Detailing the local authority’s objection, the city’s Town Clerk, Mr Christopher Dube said the local authority reserves the right, as owners of the property, to review the continued occupancy of ZPC.
“The City of Bulawayo are the owners of the Power Station and was not consulted on the matter. The occupier of the property, ZPC, has neglected or failed to pay royalties or any other recognition for its occupancy. This is despite court orders establishing the legitimacy of such payments. The matter is currently before the courts for claiming such payments.

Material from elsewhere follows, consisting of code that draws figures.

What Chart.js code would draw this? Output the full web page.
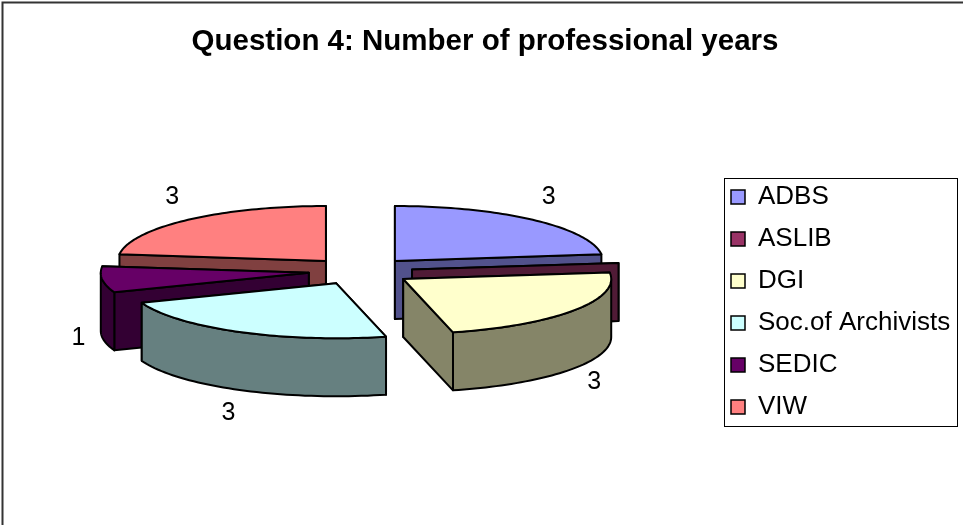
<!DOCTYPE html>
<html><head><meta charset="utf-8">
<style>html,body{margin:0;padding:0;background:#fff}#w{position:relative;width:963px;height:525px}</style>
<script src="https://cdn.jsdelivr.net/npm/chart.js@4"></script>
</head><body><div id="w"><canvas id="c" width="963" height="525"></canvas></div>
<script>
const categories = ['ADBS','ASLIB','DGI','Soc.of Archivists','SEDIC','VIW'];
const values = [3,0,3,3,1,3];
const topColors = ['#9999FF','#993366','#FFFFCC','#CCFFFF','#660066','#FF8080'];
const wallColors = ['#52528C','#501B36','#858568','#668080','#330033','#804040'];
const paintOrder = [0,5,1,4,2,3];
const tiltY = 0.264, depth = 58, shiftX = -2, labelDX = 24, labelDY = 30, labelFrontLift = 3;
const legendFrame = {left:724, top:178, right:957, bottom:426};
const legendInset = 9, legendOverscan = 30;

function pt(g,a,r){ return [g.x+Math.cos(a)*r, g.y+Math.sin(a)*r*tiltY]; }
const pie3d = {
  id:'pie3d',
  afterLayout(chart){
    const l=chart.legend;
    l.left=legendFrame.left-legendInset; l.right=legendFrame.right;
    l.top=legendFrame.top-legendOverscan; l.bottom=legendFrame.bottom+legendOverscan;
    l.height=l.bottom-l.top;
  },
  beforeDraw(chart){
    const c=chart.ctx; c.save(); c.strokeStyle='#333'; c.lineWidth=2;
    c.beginPath(); c.moveTo(2.5,chart.height); c.lineTo(2.5,2.5); c.lineTo(chart.width,2.5); c.stroke();
    c.strokeStyle='#000'; c.lineWidth=1;
    c.strokeRect(legendFrame.left+.5,legendFrame.top+.5,legendFrame.right-legendFrame.left,legendFrame.bottom-legendFrame.top);
    c.restore();
  },
  beforeDatasetsDraw(chart){
    const c=chart.ctx, meta=chart.getDatasetMeta(0);
    const geo=meta.data.map((el,i)=>{
      const mid=(el.startAngle+el.endAngle)/2, off=el.options.offset/4;
      return {i,s:el.startAngle,e:el.endAngle,mid,r:el.outerRadius,
        x:el.x+shiftX+Math.cos(mid)*off,
        y:el.y-depth/2+Math.sin(mid)*off*tiltY};
    });
    const poly=(pts,fill)=>{c.beginPath();pts.forEach((p,k)=>k?c.lineTo(p[0],p[1]):c.moveTo(p[0],p[1]));c.closePath();c.fillStyle=fill;c.fill();c.stroke();};
    c.save(); c.strokeStyle='#000'; c.lineWidth=2; c.lineJoin='round';
    paintOrder.forEach(i=>{
      const g=geo[i], wall=wallColors[i];
      // radial faces, the one nearer the viewer last
      [g.s,g.e].sort((a,b)=>Math.sin(a)-Math.sin(b)).forEach(a=>{
        const p=pt(g,a,g.r);
        poly([[g.x,g.y],p,[p[0],p[1]+depth],[g.x,g.y+depth]],wall);
      });
      // front rim: the part of the arc facing the viewer
      const a0=Math.max(g.s,0), a1=Math.min(g.e,Math.PI);
      if(a1>a0){
        const up=[],down=[];
        for(let k=0;k<=48;k++){const a=a0+(a1-a0)*k/48;const p=pt(g,a,g.r);up.push(p);down.unshift([p[0],p[1]+depth]);}
        poly(up.concat(down),wall);
      }
      // top face
      if(g.e>g.s){
        const top=[[g.x,g.y]];
        for(let k=0;k<=64;k++){top.push(pt(g,g.s+(g.e-g.s)*k/64,g.r));}
        poly(top,topColors[i]);
      }
    });
    // value labels
    c.fillStyle='#000'; c.font='25px "Liberation Sans"'; c.textAlign='center'; c.textBaseline='middle';
    geo.forEach(g=>{
      if(!values[g.i]) return;
      const p=pt(g,g.mid,g.r), front=Math.sin(g.mid)>0;
      c.fillText(String(values[g.i]),p[0]+Math.cos(g.mid)*labelDX,p[1]+(front?depth-labelFrontLift:0)+Math.sin(g.mid)*labelDY);
    });
    c.restore();
    return false;
  }
};
new Chart(document.getElementById('c'),{
  type:'pie',
  data:{labels:categories,datasets:[{data:values,backgroundColor:topColors,radius:208,offset:208,rotation:0}]},
  plugins:[pie3d],
  options:{
    responsive:false,animation:false,events:[],
    layout:{padding:{left:13,right:6,top:0,bottom:0}},
    plugins:{
      tooltip:{enabled:false},
      title:{display:true,text:'Question 4: Number of professional years',color:'#000',
        font:{family:'"Liberation Sans"',size:29.5,weight:'bold'},padding:{top:24,bottom:16}},
      legend:{position:'right',align:'center',
        labels:{color:'#000',boxWidth:14,boxHeight:14,padding:16,
          font:{family:'"Liberation Sans"',size:26},
          generateLabels(chart){return categories.map((t,i)=>({text:t,fillStyle:topColors[i],strokeStyle:'#000',lineWidth:1.5,index:i,hidden:false}));}}}
    }
  }
});
</script></body></html>
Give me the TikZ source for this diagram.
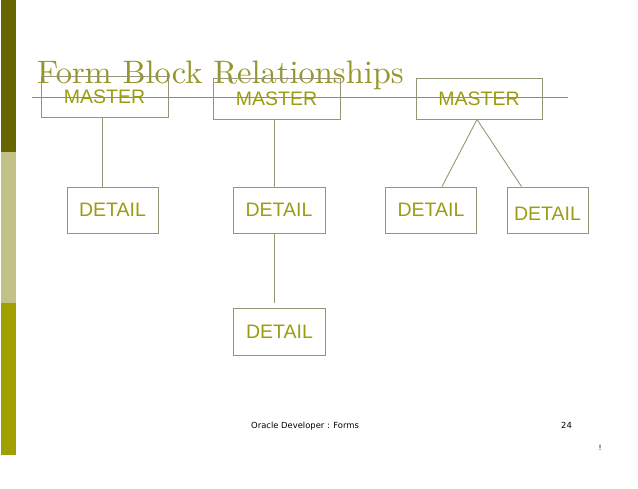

The council reserves the right, as owners of the property, to review the continued occupancy of ZPC. The occupant has been not been dealing with the city in good faith in that it initially paid royalties and stopped unilaterally without any discussion with property owner,” said Mr Dube.
The Town Clerk further revealed that when Zesa transformed itself to various companies there was a request by BCC for shares in lieu of its assets that were taken over but this was not done without even the courtesy of an explanation.
“The company is now refusing or neglecting to pay royalties which its predecessor had been paying. The occupier has, despite its own failure to honour its obligations, continued to charge the owner a commercial tariff, subjected the owner to cut offs and litigation for any outstanding payments for electricity consumed. The electricity tariff is the biggest contributor to council tariffs, especially the water tariff which affects the residents of Bulawayo, who funded the construction of the Power Station, hence the residents’ association’s objection as well. The residents have continued to petition the council to protect its investment and ensure they derive value from its asset,” said the Town Clerk.
Meanwhile, in a letter addressed to ZPC from Zera acting chief executive officer, Mr Eddington Mazambani, the power utility was advised to address the objections as the licence could not be reviewed as long as the local authority and residents were against the move.
“Please be advised that based on a public notice on the application which solicited for written representations from members of the public on the development, Zera received written representations from the Bulawayo City Council and Bulawayo Progressive Residents’ Association in which they objected to amendment of electricity generation licence for Bulawayo Power Station.
“ZPC is therefore requested to address as a matter of urgency, the issues raised by Bulawayo City Council and Bulawayo Progressive Residents Association as no further processing of the application can be done before the objections are addressed,” reads part of the letter.
The letter, which is dated 24 January was also copied to BCC and the residents’ association.
In their objection, Bulawayo Progressive Residents’ Association co-ordinator, Mr Emmanuel Ndlovu had noted that the ramifications may be far reaching if left unchecked as there had been no consultations with either council or residents in the applicants’ quest to seek both geographical and time extensions.
Recently, ZPC announced that it was reviewing a draft contract received from India Export and Import Bank for the $87 million Bulawayo Thermal Power Station repowering project. The ZPC/ India-Exim Bank deal was clinched in 2015 and the financial institution last month announced having extended an additional $23 million line of credit for rehabilitation of Bulawayo Thermal Power Station. The thermal plant’s refurbishment process includes, among other activities, replacing old boilers with state-of-the-art boilers.The power plant, which was built 60 years ago, has been failing to meet its installed generation capacity of 120MW due to ageing equipment, among other reasons.